Revised understanding, or discovery, is for me the chief reason for making a poem. Since revision requires repetition, and repetition is emphasis, Nguyen’s poem proves that lyric discovery is enacted by patterning and meaningful disruption. That every stanza is a couplet—but for stanza 5—is another point of disruption. While couplets signal duality, a dialectic between two forces, stanza 5 is a monostich, a single-line stanza, that calls attention to its isolated utterance: “what days aren’t pinched by absence” (40). While “Shred” is cast primarily in the indicative grammatical mood, this utterance shifts to the interrogative, a question, without the attending question mark. It suggests that the query can barely be asked, that it is, in itself, rhetorical, much like the experience of displaced Vietnamese people. This demonstrates, again, how muscularity not only elevates a poem’s subject towards formal resonance, but also does so by revealing the inner life of the subject.

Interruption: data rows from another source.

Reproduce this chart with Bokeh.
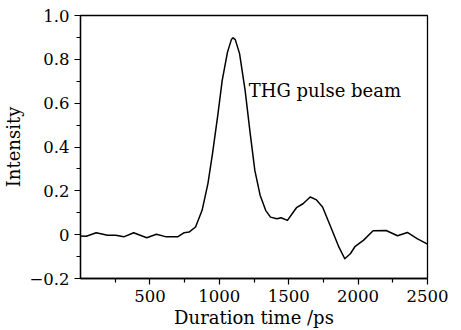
from bokeh.plotting import figure
from bokeh.models import FixedTicker, Range1d, Label
from bokeh.embed import file_html
from bokeh.resources import INLINE

# Data
duration_ps = [0, 42, 113, 195, 254, 312, 383, 477, 547, 618, 700, 747, 782, 829,
               876, 918, 951, 989, 1021, 1059, 1087, 1099, 1115, 1146, 1186, 1223,
               1256, 1294, 1334, 1369, 1415, 1445, 1491, 1530, 1556, 1603, 1655, 1697,
               1744, 1803, 1862, 1904, 1944, 1979, 2038, 2108, 2202, 2284, 2355, 2425,
               2500]
intensity = [-0.006, -0.007, 0.009, -0.003, -0.003, -0.010, 0.009, -0.014, 0.002, -0.010,
             -0.010, 0.009, 0.012, 0.035, 0.111, 0.233, 0.370, 0.544, 0.704, 0.833,
             0.890, 0.898, 0.890, 0.826, 0.658, 0.460, 0.293, 0.180, 0.111, 0.080,
             0.073, 0.077, 0.065, 0.100, 0.123, 0.141, 0.172, 0.160, 0.126, 0.035,
             -0.057, -0.110, -0.087, -0.053, -0.026, 0.018, 0.019, -0.005, 0.010,
             -0.018, -0.043]

x_ticks = [500, 1000, 1500, 2000, 2500]
x_minor = [250, 750, 1250, 1750, 2250]
y_ticks = [-0.2, 0.0, 0.2, 0.4, 0.6, 0.8, 1.0]
y_tick_labels = ["\u22120.2", "0", "0.2", "0.4", "0.6", "0.8", "1.0"]
y_minor = [-0.1, 0.1, 0.3, 0.5, 0.7, 0.9]

FONT = "DejaVu Serif"

p = figure(width=461, height=330, output_backend="svg", toolbar_location=None,
           x_range=Range1d(0, 2500), y_range=Range1d(-0.2, 1.0),
           min_border_left=73, min_border_right=34, min_border_top=15, min_border_bottom=52)
p.background_fill_color = "white"
p.border_fill_color = "white"
p.outline_line_color = "black"
p.outline_line_width = 1.3
p.xgrid.visible = False
p.ygrid.visible = False

p.line(duration_ps, intensity, line_color="black", line_width=1.5, line_join="round")

for ax in (p.xaxis[0], p.yaxis[0]):
    ax.axis_line_color = "black"
    ax.axis_line_width = 1.3
    ax.major_tick_in = 0
    ax.major_tick_out = 6
    ax.minor_tick_in = 0
    ax.minor_tick_out = 4
    ax.major_tick_line_width = 1.2
    ax.minor_tick_line_width = 1.2
    ax.major_label_text_font = FONT
    ax.major_label_text_font_size = "16.5px"
    ax.major_label_text_color = "black"
    ax.axis_label_text_font = FONT
    ax.axis_label_text_font_size = "18px"
    ax.axis_label_text_font_style = "normal"
    ax.axis_label_text_color = "black"

p.xaxis[0].ticker = FixedTicker(ticks=x_ticks, minor_ticks=x_minor)
p.yaxis[0].ticker = FixedTicker(ticks=y_ticks, minor_ticks=y_minor)
p.yaxis[0].major_label_overrides = {t: s for t, s in zip(y_ticks, y_tick_labels)}
p.xaxis[0].axis_label = "Duration time /ps"
p.yaxis[0].axis_label = "Intensity"
p.xaxis[0].major_label_standoff = 5
p.xaxis[0].axis_label_standoff = 2
p.yaxis[0].major_label_standoff = 5
p.yaxis[0].axis_label_standoff = 2

p.add_layout(Label(x=1212, y=0.658, text="THG pulse beam", text_font=FONT,
                   text_font_size="18px", text_color="black", text_baseline="alphabetic"))

open("out.html", "w").write(file_html(p, INLINE))
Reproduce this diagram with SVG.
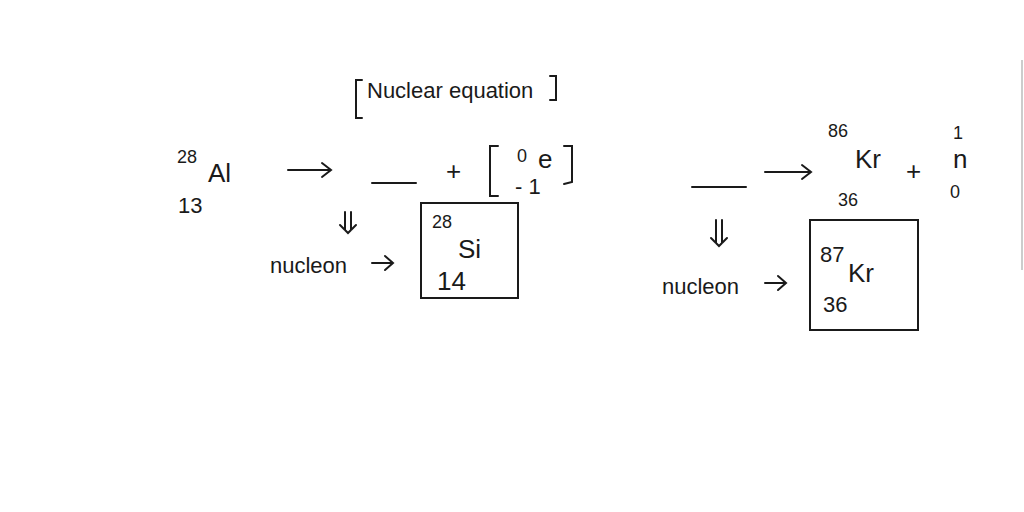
<svg xmlns="http://www.w3.org/2000/svg" width="1024" height="512" viewBox="0 0 1024 512">
<style>
text{font-family:"Liberation Sans",sans-serif;fill:#1a1a1a}
.b{font-size:26px}.s{font-size:18px}.m{font-size:22px}
.l{stroke:#1a1a1a;stroke-width:2;fill:none;stroke-linecap:round}
</style>
<rect width="1024" height="512" fill="#fff"/>
<line x1="1022" y1="60" x2="1022" y2="270" stroke="#ccc" stroke-width="2"/>
<g id="title">
<path class="l" d="M362 80 L356 80 L356 118 L362 118"/>
<text x="367" y="98" class="m">Nuclear equation</text>
<path class="l" d="M550 76 L556 76 L556 100 L550 100"/>
</g>
<g id="al"><text x="177" y="163" class="s">28</text><text x="208" y="182" class="b">Al</text><text x="178" y="213" class="m">13</text></g>
<g id="blank1"><line class="l" x1="372" y1="183" x2="416" y2="183"/></g>
<g id="plus1"><text x="446" y="180" class="b">+</text></g>
<g id="electron">
<path class="l" d="M498 146 L490 146 L490 196 L498 196"/>
<text x="517" y="162" class="s">0</text><text x="538" y="168" class="b">e</text><text x="515" y="194" class="m">- 1</text>
<path class="l" d="M564 146 L572 146 L572 182 L564 184"/>
</g>
<g id="si"><rect x="421" y="203" width="97" height="95" class="l"/>
<text x="432" y="228" class="s">28</text><text x="458" y="258" class="b">Si</text><text x="437" y="290" class="b">14</text></g>
<g id="nuc1"><text x="270" y="273" class="m">nucleon</text></g>
<g id="blank2"><line class="l" x1="692" y1="187" x2="746" y2="187"/></g>
<g id="kr86"><text x="828" y="137" class="s">86</text><text x="855" y="168" class="b">Kr</text><text x="838" y="206" class="s">36</text></g>
<g id="plus2"><text x="906" y="180" class="b">+</text></g>
<g id="n"><text x="953" y="139" class="s">1</text><text x="953" y="168" class="b">n</text><text x="950" y="198" class="s">0</text></g>
<g id="kr87"><rect x="810" y="220" width="108" height="110" class="l"/>
<text x="820" y="262" class="m">87</text><text x="848" y="282" class="b">Kr</text><text x="823" y="312" class="m">36</text></g>
<g id="nuc2"><text x="662" y="294" class="m">nucleon</text></g>
<g id="connectors">
<path class="l" d="M288 170 L330 170 M322 163 L331 170 L322 177"/>
<path class="l" d="M765 172 L810 172 M802 165 L811 172 L802 179"/>
<path class="l" d="M345 212 L345 230 M351 212 L351 230 M340 225 L348 233 L356 225"/>
<path class="l" d="M716 220 L716 243 M722 220 L722 243 M711 238 L719 246 L727 238"/>
<path class="l" d="M372 263 L392 263 M385 256 L393 263 L385 270"/>
<path class="l" d="M765 283 L785 283 M778 276 L786 283 L778 290"/>
</g>
</svg>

Finally, the third pattern made and disrupted in “Shred” is point of view. Shifting from the collective “we” to the pronoun “I” in the final line, the poem’s speaker steps on stage to declare, “I could die today” (40). This intensely intimate utterance is at once a revelation of interiority—that because of days “pinched by absence,” talking “like jets missing home,” the speaker “could die”—and a completion of three consecutive off-rhymes: “destiny,” “city,” and “today.” I highlight this moment of disruption, with its relentless rhyme, to highlight also that this poem, its thirteen lines, is both in conversation with the sonnet tradition and a disruption of it. Although it ends brilliantly on what could be a heroic couplet, which typically signals closure and certitude, the omission of a fourteenth line formally and psychologically resists the impulse for closure. It is, to me, Nguyen’s way of reimagining what poetry can do to more accurately enact the experience of Vietnamese people throughout the diaspora, and likewise, it is an example of what Vietnamese poets, and our imagination, can do with poetry.

“Shred,” like all of Nguyen’s poems, is startling. It is stunning. And it remains a lighthouse guiding me to shore.

 

Works Cited

Nguyen, Hoa. Red Juice: Poems 1998-2008. Wave Books, 2014.

Phillips, Carl. “Muscularity and Eros: On Syntax.” At Length, atlengthmag.com/poetry/muscularity-and-eros-on-syntax/. Accessed 20 Aug. 2021.